Ante las primeras quejas del peso que ese aumento tendría en los flacos bolsillos de la clase baja y media, el ministro de Economía no tuvo mejor tino que invitar a quienes usaban el metro a levantarse más temprano para tomarlo antes de las 7, fuera del horario pico, cuando la tarifa es menor. La bofetada que tornó irreversible la respuesta.

Y fue así como mientras el presidente Piñera festejaba el cumpleaños de su nieto en uno de los más caros y elegantes restaurantes, el Romaria, en la comuna de Vitacura, Santiago estallaba en llamas, provocada por la masiva manifestación de violencia que ha tenido como respuesta el “Toque de Queda” para Santiago y Valparaíso (primera vez en Democracia, dado que desde 1987 no se echaba mano de esa herramienta) y el “Estado de Emergencia” para Concepción, la militarización de la seguridad en las calles con las Fuerzas Armadas patrullando como en “otras épocas”, 300 millones de dólares de daños en el metro, saqueos en comercios de la capital (con 15 víctimas fatales hasta ahora), e incendios en diversos edificios de multinacionales.
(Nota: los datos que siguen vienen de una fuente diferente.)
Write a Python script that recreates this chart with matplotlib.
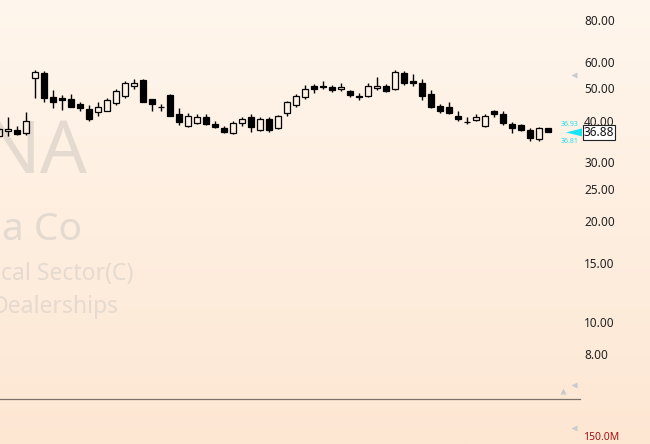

El sorprendido presidente, ante el desmadre de la violencia, demostró aún menos capacidad de reacción de la que su responsabilidad requiere, al afirmar que los manifestantes “Están en guerra contra todos los chilenos que quieren vivir en democracia.”

Parte de la sociedad chilena cree detectar interferencia extranjera por la magnitud y la precisión de la violencia desatada en las calles. Lo que pueda probarse tras la necesaria pacificación de nuestro país hermano permitirá arribar a las conclusiones y respuestas correspondientes. La oportunidad nos permite ser suspicaces: Chile iba a estar en el foco de las noticias internacionales en noviembre por ser sede del Foro de Cooperación Económica Asia-Pacífico (APEC) y en diciembre de la Conferencia de las Naciones Unidas sobre el Cambio Climático (COP25). Lamentablemente, este baño de “latinoamericanismo” convirtió al oasis de la región en noticia por otros motivos. Tal vez existan oportunistas que quieran arruinarle la velada a Chile. Pero está claro que también hay un caldo de cultivo que es tierra fértil para la protesta por demandas sociales.

Como le replicó un senador opositor al presidente: “…No estamos en guerra. Enfrentamos una crisis política… cuyo tema de fondo es la desigualdad…” (Senador Ricardo Lagos Weber).

La suspensión del alza del precio del boleto del metro se sabe insuficiente. Es hora de cirugía mayor en el tejido social chileno. La sociedad chilena cuenta con herramientas más que suficientes. No hay sociedad más pacífica que aquella donde la justicia social es la regla, y la desigualdad es un mal a erradicar. Si la clase política chilena aún no sabe lo que la sociedad que los sostiene vive, aquí tienen su llamado de atención.